#### Task objective
Can you transcribe the data exactly? Leave the pictures out.
— BEGIN Source data —
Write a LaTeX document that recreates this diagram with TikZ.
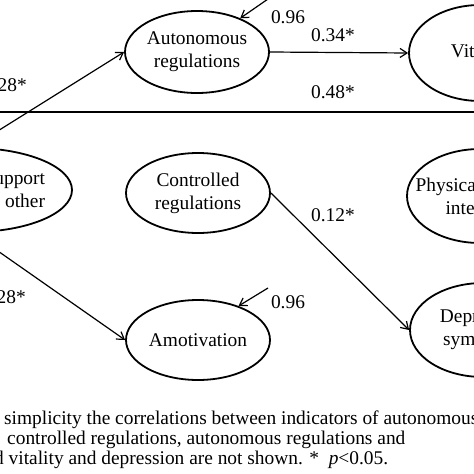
\documentclass[tikz,border=0pt]{standalone}
\usepackage{fontspec}
\setmainfont{Liberation Serif}
\usepackage{tikz}
\usetikzlibrary{
  % ellipse nodes
  shapes.geometric,%
  arrows.meta,%
  calc,%
  positioning
}
\tikzset{>={Straight Barb[length=7pt,width=9pt]}}
\tikzset{font=\fontsize{19.4}{23}\selectfont}
\tikzset{latent/.style={ellipse, draw, line width=1.8pt, inner xsep=-20pt,
    inner ysep=0pt, minimum width=144pt, minimum height=82pt, align=center}}
\tikzset{effect/.style={->, line width=1.2pt}}
\tikzset{corr/.style={line width=1.6pt}}
\tikzset{coef/.style={inner sep=0pt}}
\tikzset{note/.style={inner sep=0pt, anchor=base west,
    font=\fontsize{19.4}{20}\selectfont}}

\begin{document}
\begin{tikzpicture}[x=1pt, y=-1pt]
      \useasboundingbox (0, 0) rectangle (474, 474); %
      \fill[white] (0, 0) rectangle (474, 474); %
      \clip (0, 0) rectangle (474, 474); %
      % latent variables
      \node[latent, minimum width=200pt, minimum height=84pt, align=right]
      (support) at (-28, 190) {Autonomy support\\from the other}; %
      \node[latent] (auto) at (197, 52) {Autonomous\\regulations}; %
      \node[latent, minimum height=80pt] (ctrl) at (198, 193)
      {Controlled\\regulations}; %
      \node[latent, minimum height=80pt] (amot) at (198, 340) {Amotivation}; %
      \node[latent, minimum width=142pt, minimum height=96pt] (vital)
      at (480, 53) {Vitality}; %
      \node[latent, minimum width=146pt, minimum height=94pt] (phys)
      at (480, 196) {Physical activity\\intention}; %
      \node[latent, minimum width=146pt, minimum height=94pt] (depr)
      at (483, 330) {Depressive\\symptoms}; %
      % paths
      \draw[effect] (support.north) -- (auto.west); %
      \draw[effect] (support.south) -- (amot.west); %
      \draw[effect] (auto.east) -- (vital.west); %
      \draw[effect] (ctrl.east) -- (depr.west); %
      \coordinate (corrL) at (-60, 112); %
      \coordinate (corrR) at (540, 112); %
      \draw[corr] (corrL) -- (corrR); %
      % residuals
      \coordinate (e1) at (268, -1); %
      \coordinate (e2) at (268, 288); %
      \draw[effect] (e1) -- (auto.38); %
      \draw[effect] (e2) -- (amot.40); %
      % coefficients
      \node[coef] (b1) at (333, 35) {0.34*}; %
      \node[coef] (b2) at (333, 92) {0.48*}; %
      \node[coef, anchor=east] (b3) at (27, 85) {0.28*}; %
      \node[coef, anchor=east] (b4) at (26, 297) {0.28*}; %
      \node[coef] (b5) at (333, 215) {0.12*}; %
      \node[coef] (r1) at (288, 17) {0.96}; %
      \node[coef] (r2) at (288, 302) {0.96}; %
      % note
      \node[note] (cap1) at (4, 424)
      {\llap{For }simplicity the correlations between indicators of autonomous}; %
      \node[note] (cap2) at (7, 444)
      {controlled regulations, autonomous regulations and}; %
      \node[note] (cap3) at (-6, 464)
      {\llap{an}d vitality and depression are not shown. *\ \ \textit{p}<0.05.}; %
    \end{tikzpicture}
\end{document}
— END Source data —
#### Finished exercise
Write a LaTeX document that recreates this diagram with TikZ.
\documentclass[tikz,border=0pt]{standalone}
\usepackage{fontspec}
\setmainfont{Liberation Serif}
\usepackage{tikz}
\usetikzlibrary{
  % ellipse nodes
  shapes.geometric,%
  arrows.meta,%
  calc,%
  positioning
}
\tikzset{>={Straight Barb[length=7pt,width=9pt]}}
\tikzset{font=\fontsize{19.4}{23}\selectfont}
\tikzset{latent/.style={ellipse, draw, line width=1.8pt, inner xsep=-20pt,
    inner ysep=0pt, minimum width=144pt, minimum height=82pt, align=center}}
\tikzset{effect/.style={->, line width=1.2pt}}
\tikzset{corr/.style={line width=1.6pt}}
\tikzset{coef/.style={inner sep=0pt}}
\tikzset{note/.style={inner sep=0pt, anchor=base west,
    font=\fontsize{19.4}{20}\selectfont}}

\begin{document}
\begin{tikzpicture}[x=1pt, y=-1pt]
      \useasboundingbox (0, 0) rectangle (474, 474); %
      \fill[white] (0, 0) rectangle (474, 474); %
      \clip (0, 0) rectangle (474, 474); %
      % latent variables
      \node[latent, minimum width=200pt, minimum height=84pt, align=right]
      (support) at (-28, 190) {Autonomy support\\from the other}; %
      \node[latent] (auto) at (197, 52) {Autonomous\\regulations}; %
      \node[latent, minimum height=80pt] (ctrl) at (198, 193)
      {Controlled\\regulations}; %
      \node[latent, minimum height=80pt] (amot) at (198, 340) {Amotivation}; %
      \node[latent, minimum width=142pt, minimum height=96pt] (vital)
      at (480, 53) {Vitality}; %
      \node[latent, minimum width=146pt, minimum height=94pt] (phys)
      at (480, 196) {Physical activity\\intention}; %
      \node[latent, minimum width=146pt, minimum height=94pt] (depr)
      at (483, 330) {Depressive\\symptoms}; %
      % paths
      \draw[effect] (support.north) -- (auto.west); %
      \draw[effect] (support.south) -- (amot.west); %
      \draw[effect] (auto.east) -- (vital.west); %
      \draw[effect] (ctrl.east) -- (depr.west); %
      \coordinate (corrL) at (-60, 112); %
      \coordinate (corrR) at (540, 112); %
      \draw[corr] (corrL) -- (corrR); %
      % residuals
      \coordinate (e1) at (268, -1); %
      \coordinate (e2) at (268, 288); %
      \draw[effect] (e1) -- (auto.38); %
      \draw[effect] (e2) -- (amot.40); %
      % coefficients
      \node[coef] (b1) at (333, 35) {0.34*}; %
      \node[coef] (b2) at (333, 92) {0.48*}; %
      \node[coef, anchor=east] (b3) at (27, 85) {0.28*}; %
      \node[coef, anchor=east] (b4) at (26, 297) {0.28*}; %
      \node[coef] (b5) at (333, 215) {0.12*}; %
      \node[coef] (r1) at (288, 17) {0.96}; %
      \node[coef] (r2) at (288, 302) {0.96}; %
      % note
      \node[note] (cap1) at (4, 424)
      {\llap{For }simplicity the correlations between indicators of autonomous}; %
      \node[note] (cap2) at (7, 444)
      {controlled regulations, autonomous regulations and}; %
      \node[note] (cap3) at (-6, 464)
      {\llap{an}d vitality and depression are not shown. *\ \ \textit{p}<0.05.}; %
    \end{tikzpicture}
\end{document}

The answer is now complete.